* _INSTRUCTION_: Reproduce the listing below from the line with "Write the matplotlib code for this chart." to the line with "0.560, 0.690, 1.0]", both lines included, character for character, minus any pictures.

* _PROVIDED DATA_:
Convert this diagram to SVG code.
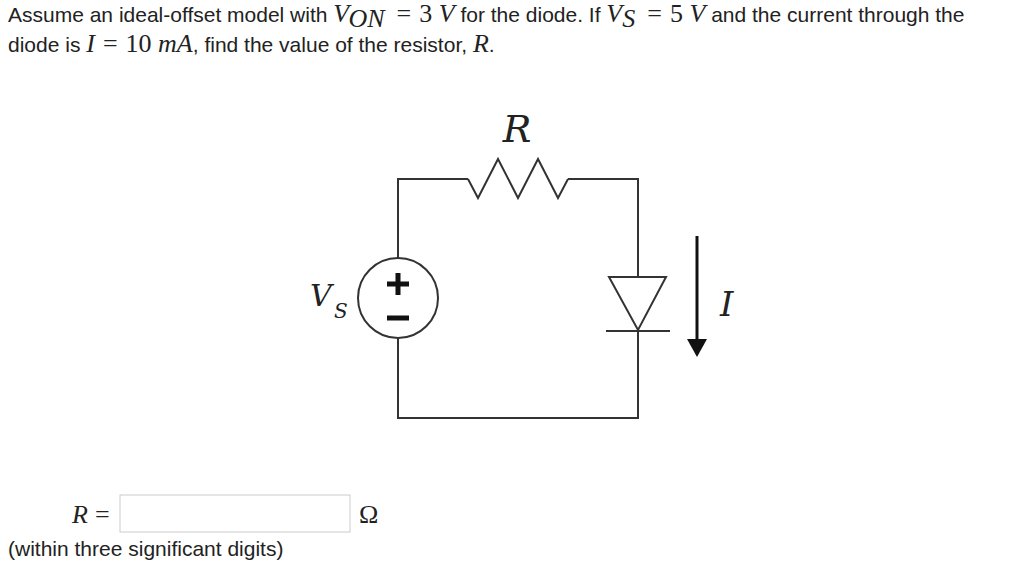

==

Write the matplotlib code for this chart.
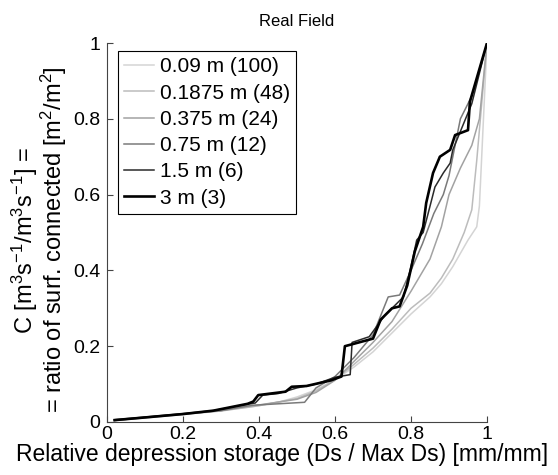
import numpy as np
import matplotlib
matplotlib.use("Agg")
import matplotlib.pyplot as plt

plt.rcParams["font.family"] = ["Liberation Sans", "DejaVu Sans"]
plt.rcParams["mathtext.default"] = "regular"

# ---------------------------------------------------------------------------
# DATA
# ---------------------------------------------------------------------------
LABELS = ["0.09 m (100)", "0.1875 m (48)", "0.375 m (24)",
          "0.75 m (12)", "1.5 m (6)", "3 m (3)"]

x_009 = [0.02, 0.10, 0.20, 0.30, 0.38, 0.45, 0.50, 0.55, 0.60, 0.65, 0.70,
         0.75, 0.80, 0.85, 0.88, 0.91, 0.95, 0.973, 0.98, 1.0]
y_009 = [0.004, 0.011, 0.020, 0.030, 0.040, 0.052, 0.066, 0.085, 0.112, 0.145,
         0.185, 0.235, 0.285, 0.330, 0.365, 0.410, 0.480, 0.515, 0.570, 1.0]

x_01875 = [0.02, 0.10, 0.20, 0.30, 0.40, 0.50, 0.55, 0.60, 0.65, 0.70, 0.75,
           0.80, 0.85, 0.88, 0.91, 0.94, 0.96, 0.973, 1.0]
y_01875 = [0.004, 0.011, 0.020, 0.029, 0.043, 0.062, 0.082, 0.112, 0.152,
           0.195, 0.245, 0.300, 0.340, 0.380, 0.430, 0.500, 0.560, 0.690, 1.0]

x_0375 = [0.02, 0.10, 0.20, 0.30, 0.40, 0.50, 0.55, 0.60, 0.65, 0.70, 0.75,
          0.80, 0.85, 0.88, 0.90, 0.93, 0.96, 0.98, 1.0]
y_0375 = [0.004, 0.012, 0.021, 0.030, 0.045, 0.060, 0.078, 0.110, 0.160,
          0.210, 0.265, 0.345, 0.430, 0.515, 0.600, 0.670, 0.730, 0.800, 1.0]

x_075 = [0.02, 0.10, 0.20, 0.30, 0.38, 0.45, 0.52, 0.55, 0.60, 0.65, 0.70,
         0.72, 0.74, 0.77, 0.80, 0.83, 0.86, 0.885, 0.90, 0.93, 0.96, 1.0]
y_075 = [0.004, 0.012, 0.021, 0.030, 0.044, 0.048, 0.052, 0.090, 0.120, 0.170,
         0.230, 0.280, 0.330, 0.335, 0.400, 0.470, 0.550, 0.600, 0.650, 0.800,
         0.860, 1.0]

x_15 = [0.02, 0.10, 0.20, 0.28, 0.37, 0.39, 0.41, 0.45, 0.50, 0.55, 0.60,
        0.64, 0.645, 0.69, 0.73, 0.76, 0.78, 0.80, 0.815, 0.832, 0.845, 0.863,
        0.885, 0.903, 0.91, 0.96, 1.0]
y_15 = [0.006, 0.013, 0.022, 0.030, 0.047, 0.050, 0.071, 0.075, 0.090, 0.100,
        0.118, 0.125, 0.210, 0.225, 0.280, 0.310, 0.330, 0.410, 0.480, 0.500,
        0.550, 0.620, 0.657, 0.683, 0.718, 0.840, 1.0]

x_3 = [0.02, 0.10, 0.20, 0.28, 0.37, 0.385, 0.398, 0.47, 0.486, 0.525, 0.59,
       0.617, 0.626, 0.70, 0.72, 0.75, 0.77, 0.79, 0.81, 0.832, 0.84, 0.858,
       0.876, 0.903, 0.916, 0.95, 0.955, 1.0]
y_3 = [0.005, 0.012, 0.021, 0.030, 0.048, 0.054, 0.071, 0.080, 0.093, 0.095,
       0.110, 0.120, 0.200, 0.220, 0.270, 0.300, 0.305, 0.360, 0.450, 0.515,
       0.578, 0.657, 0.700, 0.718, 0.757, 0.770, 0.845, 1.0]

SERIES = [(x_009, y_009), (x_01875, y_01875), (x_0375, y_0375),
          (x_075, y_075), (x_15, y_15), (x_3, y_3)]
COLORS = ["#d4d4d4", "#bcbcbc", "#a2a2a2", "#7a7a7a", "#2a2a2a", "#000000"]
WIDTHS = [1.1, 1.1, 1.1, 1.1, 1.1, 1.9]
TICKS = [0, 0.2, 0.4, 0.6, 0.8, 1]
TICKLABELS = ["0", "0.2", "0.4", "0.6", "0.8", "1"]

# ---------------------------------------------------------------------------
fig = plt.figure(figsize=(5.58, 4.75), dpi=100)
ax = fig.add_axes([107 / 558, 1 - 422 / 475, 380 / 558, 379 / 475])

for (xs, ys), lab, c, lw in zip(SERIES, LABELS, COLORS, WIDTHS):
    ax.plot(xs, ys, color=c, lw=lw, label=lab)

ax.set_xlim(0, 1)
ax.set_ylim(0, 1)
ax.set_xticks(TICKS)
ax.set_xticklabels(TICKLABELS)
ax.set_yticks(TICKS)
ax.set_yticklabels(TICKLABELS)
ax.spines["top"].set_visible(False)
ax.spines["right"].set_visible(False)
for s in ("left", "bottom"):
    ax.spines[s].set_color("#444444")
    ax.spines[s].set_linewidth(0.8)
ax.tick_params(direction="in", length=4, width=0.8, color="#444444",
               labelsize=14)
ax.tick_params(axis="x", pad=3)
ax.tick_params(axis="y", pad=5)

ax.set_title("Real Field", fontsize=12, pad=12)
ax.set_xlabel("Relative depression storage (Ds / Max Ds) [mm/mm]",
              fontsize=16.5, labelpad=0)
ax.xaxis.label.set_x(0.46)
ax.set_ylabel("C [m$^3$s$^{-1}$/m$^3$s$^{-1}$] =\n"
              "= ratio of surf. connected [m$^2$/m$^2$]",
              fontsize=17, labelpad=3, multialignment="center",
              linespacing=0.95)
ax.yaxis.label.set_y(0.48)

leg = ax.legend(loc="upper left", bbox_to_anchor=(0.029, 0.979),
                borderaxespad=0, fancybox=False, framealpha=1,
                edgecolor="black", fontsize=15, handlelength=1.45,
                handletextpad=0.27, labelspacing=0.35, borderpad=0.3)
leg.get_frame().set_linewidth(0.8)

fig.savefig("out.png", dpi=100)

==

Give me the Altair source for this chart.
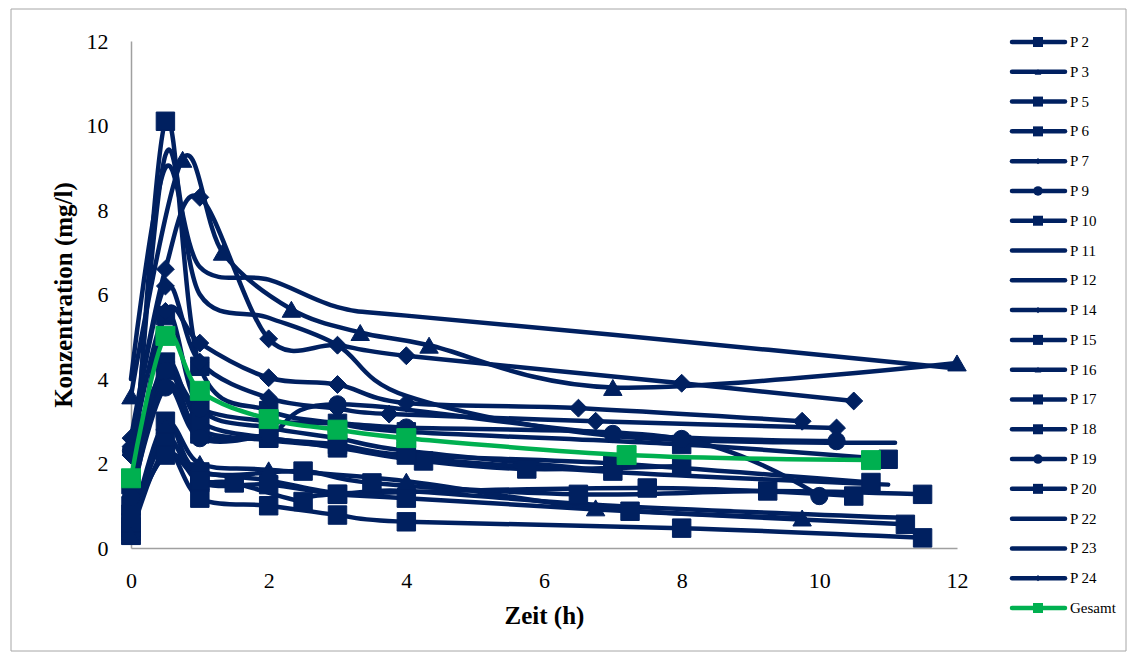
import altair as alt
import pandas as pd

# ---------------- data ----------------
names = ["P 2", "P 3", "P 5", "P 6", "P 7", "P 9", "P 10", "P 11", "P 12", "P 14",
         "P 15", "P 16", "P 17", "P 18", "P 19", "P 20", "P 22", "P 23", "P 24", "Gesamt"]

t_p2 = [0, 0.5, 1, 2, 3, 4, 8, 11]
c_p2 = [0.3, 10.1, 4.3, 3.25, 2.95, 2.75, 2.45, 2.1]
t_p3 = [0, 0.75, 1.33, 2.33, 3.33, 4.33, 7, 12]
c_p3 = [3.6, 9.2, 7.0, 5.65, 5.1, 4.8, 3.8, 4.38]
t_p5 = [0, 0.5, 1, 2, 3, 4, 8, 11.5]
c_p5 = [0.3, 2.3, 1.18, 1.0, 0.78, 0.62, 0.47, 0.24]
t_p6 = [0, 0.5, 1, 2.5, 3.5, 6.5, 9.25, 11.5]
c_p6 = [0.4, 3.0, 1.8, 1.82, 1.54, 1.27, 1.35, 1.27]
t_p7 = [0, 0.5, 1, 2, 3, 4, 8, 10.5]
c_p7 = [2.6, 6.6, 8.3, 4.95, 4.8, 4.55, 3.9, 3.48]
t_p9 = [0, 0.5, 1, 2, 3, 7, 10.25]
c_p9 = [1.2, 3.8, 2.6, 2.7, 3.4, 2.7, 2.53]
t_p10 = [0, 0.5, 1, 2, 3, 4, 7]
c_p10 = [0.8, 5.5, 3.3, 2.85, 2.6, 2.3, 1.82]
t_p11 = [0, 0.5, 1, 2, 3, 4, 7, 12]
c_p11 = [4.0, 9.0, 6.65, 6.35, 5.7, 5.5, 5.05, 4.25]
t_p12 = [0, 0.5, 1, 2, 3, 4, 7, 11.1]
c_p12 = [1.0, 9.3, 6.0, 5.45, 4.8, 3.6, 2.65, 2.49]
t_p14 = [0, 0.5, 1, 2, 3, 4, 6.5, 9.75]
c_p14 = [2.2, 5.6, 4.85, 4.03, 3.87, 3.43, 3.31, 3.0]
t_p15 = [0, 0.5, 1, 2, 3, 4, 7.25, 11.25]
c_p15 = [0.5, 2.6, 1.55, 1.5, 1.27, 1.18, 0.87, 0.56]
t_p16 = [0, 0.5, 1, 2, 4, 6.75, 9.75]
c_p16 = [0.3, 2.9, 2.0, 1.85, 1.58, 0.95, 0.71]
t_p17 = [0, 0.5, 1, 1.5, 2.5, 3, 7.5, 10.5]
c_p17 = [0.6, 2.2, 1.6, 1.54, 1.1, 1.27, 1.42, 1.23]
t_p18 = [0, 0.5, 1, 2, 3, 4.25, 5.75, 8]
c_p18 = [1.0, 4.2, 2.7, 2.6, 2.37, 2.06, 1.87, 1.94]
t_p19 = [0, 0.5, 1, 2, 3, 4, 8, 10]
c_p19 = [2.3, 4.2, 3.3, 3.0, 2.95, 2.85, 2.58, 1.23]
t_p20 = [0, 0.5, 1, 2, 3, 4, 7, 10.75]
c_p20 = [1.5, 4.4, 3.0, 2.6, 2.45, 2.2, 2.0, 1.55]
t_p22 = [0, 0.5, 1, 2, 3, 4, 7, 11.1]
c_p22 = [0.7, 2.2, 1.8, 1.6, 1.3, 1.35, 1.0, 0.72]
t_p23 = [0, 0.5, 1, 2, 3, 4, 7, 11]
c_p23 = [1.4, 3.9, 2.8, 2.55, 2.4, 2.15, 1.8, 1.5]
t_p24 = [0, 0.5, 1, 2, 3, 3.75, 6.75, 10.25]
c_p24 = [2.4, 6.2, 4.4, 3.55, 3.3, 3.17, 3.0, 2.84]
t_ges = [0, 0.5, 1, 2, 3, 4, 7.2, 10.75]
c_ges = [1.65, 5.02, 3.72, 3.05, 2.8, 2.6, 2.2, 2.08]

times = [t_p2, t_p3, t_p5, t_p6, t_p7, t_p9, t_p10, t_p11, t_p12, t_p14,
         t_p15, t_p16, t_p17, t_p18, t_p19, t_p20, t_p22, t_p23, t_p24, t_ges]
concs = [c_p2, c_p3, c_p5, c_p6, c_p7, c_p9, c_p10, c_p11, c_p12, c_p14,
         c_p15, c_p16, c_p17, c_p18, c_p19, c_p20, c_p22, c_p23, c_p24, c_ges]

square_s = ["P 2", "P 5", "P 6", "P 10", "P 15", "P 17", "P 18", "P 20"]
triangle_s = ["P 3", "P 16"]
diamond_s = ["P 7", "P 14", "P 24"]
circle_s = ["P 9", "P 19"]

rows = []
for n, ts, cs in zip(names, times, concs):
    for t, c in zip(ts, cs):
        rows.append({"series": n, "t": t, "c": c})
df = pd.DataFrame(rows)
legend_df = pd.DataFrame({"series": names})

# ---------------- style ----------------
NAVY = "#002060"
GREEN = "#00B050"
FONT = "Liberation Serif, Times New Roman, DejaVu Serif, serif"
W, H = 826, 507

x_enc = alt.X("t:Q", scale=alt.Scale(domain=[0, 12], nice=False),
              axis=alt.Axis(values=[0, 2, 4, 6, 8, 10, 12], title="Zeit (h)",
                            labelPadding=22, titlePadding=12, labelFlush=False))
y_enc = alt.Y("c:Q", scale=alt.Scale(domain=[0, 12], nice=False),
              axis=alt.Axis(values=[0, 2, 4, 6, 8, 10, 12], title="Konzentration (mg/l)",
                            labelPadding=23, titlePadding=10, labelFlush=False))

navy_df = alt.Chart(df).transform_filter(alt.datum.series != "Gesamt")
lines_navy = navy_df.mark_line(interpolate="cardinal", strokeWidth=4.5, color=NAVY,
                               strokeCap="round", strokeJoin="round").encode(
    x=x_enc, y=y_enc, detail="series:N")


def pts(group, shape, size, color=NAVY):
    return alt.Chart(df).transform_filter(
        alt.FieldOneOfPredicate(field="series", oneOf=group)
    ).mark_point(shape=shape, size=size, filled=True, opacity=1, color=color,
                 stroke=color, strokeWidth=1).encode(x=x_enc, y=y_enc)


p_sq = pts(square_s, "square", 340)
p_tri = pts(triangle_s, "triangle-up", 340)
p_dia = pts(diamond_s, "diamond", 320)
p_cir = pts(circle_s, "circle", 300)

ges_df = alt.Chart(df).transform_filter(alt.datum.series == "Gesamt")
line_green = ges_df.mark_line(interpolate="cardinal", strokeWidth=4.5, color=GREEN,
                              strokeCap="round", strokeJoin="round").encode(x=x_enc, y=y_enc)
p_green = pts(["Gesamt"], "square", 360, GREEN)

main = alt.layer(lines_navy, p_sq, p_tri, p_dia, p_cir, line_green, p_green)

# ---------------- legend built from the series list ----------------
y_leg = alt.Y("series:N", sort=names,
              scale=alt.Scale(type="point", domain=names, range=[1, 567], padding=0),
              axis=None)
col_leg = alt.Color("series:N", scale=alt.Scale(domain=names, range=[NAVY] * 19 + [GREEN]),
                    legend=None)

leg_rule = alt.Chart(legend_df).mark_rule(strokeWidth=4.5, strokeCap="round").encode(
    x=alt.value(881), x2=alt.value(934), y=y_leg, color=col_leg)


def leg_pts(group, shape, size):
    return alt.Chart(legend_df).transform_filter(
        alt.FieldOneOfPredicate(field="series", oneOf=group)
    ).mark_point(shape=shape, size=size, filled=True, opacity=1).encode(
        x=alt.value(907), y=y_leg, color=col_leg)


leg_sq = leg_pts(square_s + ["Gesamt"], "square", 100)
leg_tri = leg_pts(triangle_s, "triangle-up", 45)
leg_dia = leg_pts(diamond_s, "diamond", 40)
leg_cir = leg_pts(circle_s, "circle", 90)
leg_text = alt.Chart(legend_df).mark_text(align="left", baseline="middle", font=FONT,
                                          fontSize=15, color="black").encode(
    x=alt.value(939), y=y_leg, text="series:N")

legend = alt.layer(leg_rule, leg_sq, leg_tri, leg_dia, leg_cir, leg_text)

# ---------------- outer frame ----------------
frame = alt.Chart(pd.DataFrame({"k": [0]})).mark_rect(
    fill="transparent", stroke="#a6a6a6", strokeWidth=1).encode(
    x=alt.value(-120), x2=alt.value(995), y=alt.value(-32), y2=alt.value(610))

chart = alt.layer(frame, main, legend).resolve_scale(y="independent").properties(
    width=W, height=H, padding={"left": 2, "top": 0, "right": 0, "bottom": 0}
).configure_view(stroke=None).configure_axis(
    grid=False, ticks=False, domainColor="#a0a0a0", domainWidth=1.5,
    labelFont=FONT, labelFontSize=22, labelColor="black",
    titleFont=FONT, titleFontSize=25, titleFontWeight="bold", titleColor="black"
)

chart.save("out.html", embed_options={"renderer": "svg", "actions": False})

* _CORRECT RESULT_:
Write the matplotlib code for this chart.
import numpy as np
import matplotlib
matplotlib.use("Agg")
import matplotlib.pyplot as plt

plt.rcParams["font.family"] = ["Liberation Sans", "DejaVu Sans"]
plt.rcParams["mathtext.default"] = "regular"

# ---------------------------------------------------------------------------
# DATA
# ---------------------------------------------------------------------------
LABELS = ["0.09 m (100)", "0.1875 m (48)", "0.375 m (24)",
          "0.75 m (12)", "1.5 m (6)", "3 m (3)"]

x_009 = [0.02, 0.10, 0.20, 0.30, 0.38, 0.45, 0.50, 0.55, 0.60, 0.65, 0.70,
         0.75, 0.80, 0.85, 0.88, 0.91, 0.95, 0.973, 0.98, 1.0]
y_009 = [0.004, 0.011, 0.020, 0.030, 0.040, 0.052, 0.066, 0.085, 0.112, 0.145,
         0.185, 0.235, 0.285, 0.330, 0.365, 0.410, 0.480, 0.515, 0.570, 1.0]

x_01875 = [0.02, 0.10, 0.20, 0.30, 0.40, 0.50, 0.55, 0.60, 0.65, 0.70, 0.75,
           0.80, 0.85, 0.88, 0.91, 0.94, 0.96, 0.973, 1.0]
y_01875 = [0.004, 0.011, 0.020, 0.029, 0.043, 0.062, 0.082, 0.112, 0.152,
           0.195, 0.245, 0.300, 0.340, 0.380, 0.430, 0.500, 0.560, 0.690, 1.0]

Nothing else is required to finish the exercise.